I used a similar rule in a short term trading model to trade differently in different regime (with the down mkt regime being heavily dominated with what happened in the crisis), and I’m still uncertain whether it’s prudent, or whether it’s curve fitting. There’s just not enough of those type events to know. Reserving out of sample sometimes doesn’t help with that. Also, the model I built relied on a volatility regime that’s just not happening now. (I duplicated the basic idea here in port123, and the past year or two of low vol don’t fit the model’s signals well at all).

Anyhow, thanks for the thoughts. Really impressed with the port123 platform so far.

Wrong thread, sorry


It is hard to “curve fit” with fundamental data. If you Google it or look at software packages curve fitting is literally finding a curve that fits the data.

We curve fit at P123 with a bunch of moving averages or technical factors. Visually looking at a curve then fitting it by controlling the stocks in a port with fundamental data is literally impossible.

Once you have fit-the-curve it is a matter of going long or short (or to cash) on this curve.

Curve fitting is market timing. It is easy to get it wrong.

Over-optimization of fundamental factors is different. It has different characteristics. One of those being that it is harder to over-optimize than it is to curve-fit. Over-optimization can be a problem, it is to be avoided but it is a different animal—one that can be tamed.

There will always be some over-optimization but this has to be weighed against the need to do some tests to find something that works well in a nearly efficient market. For sure, I will never get it perfect. But I think it is possible to add an edge to your investing, without over-optimization that is too damaging, in pretty short order.

-Jim

All,

I wish to correct an error of mine. This is a quote from Yuval’s post above.

I found this to be very strange and of course interesting—if true. I replicated the regression based on the above math in my post: see the repeat of my image below.

The regression is correct but there is a math error for calculating the excess returns for the period 5/24/2015 to 5/24/2016.

You cannot take the 2 year excess returns and subtract last year’s excess returns to get the excess returns for 5/24/2015 to 5/24/2016. This is due to compounding.

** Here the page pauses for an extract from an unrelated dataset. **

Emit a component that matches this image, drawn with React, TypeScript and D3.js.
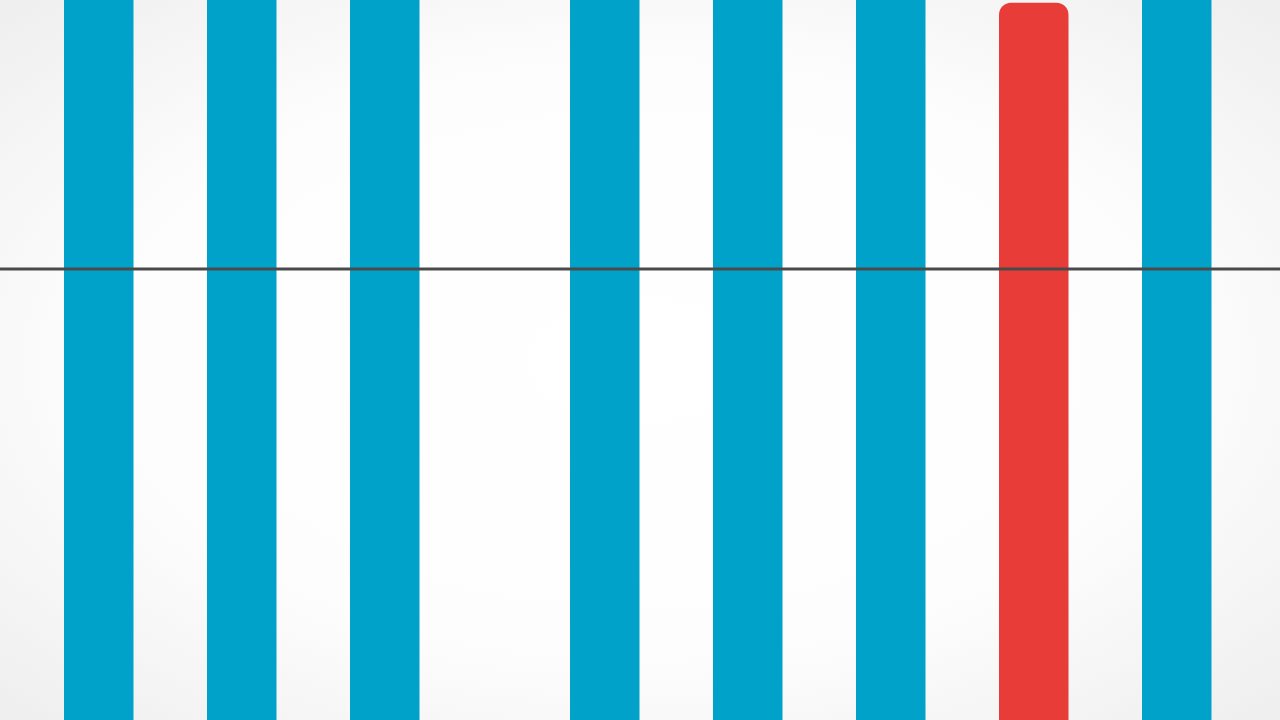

Simple example. Suppose a stock beats its benchmark by 50% every single year. Regular like clockwork.

The excess returns for the last year will be 50%. But for 2 years it will be 125% ((1.50^2 - 1)*100). Subtracting last years excess returns from the 2 year excess returns will give you 75% (125% - 50%) excess returns for first of the 2 years (or the period 5/24/2015 to 5/24/2016 in this case).

So if we put this stock into our linear regression with the above rules: “I then took the 2-year excess performance and subtracted the 1-year excess performance to get the excess performance of the models during the period 5/24/2015 to 5/24/2016. I then did a simple correlation between the 1-year excess performance and the prior year’s excess performance.” then………

We would get a point (75%, 50%) in the scatterplot for this example using the incorrect math rules above. This is despite the fact that the excess return was 50% each year!!! I.E., the point should be (50%, 50%). This error leads to the false appearance of a negative correlation.

The negative correlation should be no surprise. It is expected in light of the incorrect math. The image below (and the negative correlation) is based on incorrect math and should be ignored. Sorry for my mistake.

-Jim


You’re right, Jim. Egg on my face.

The correct formula for the first year’s excess returns, if y1 is the one-year excess return and y2 is the two-year excess return, is (1+y2)/(1+y1)-1.

The correlation should be -0.15 rather than -0.26. Still a negative correlation, but not as extreme.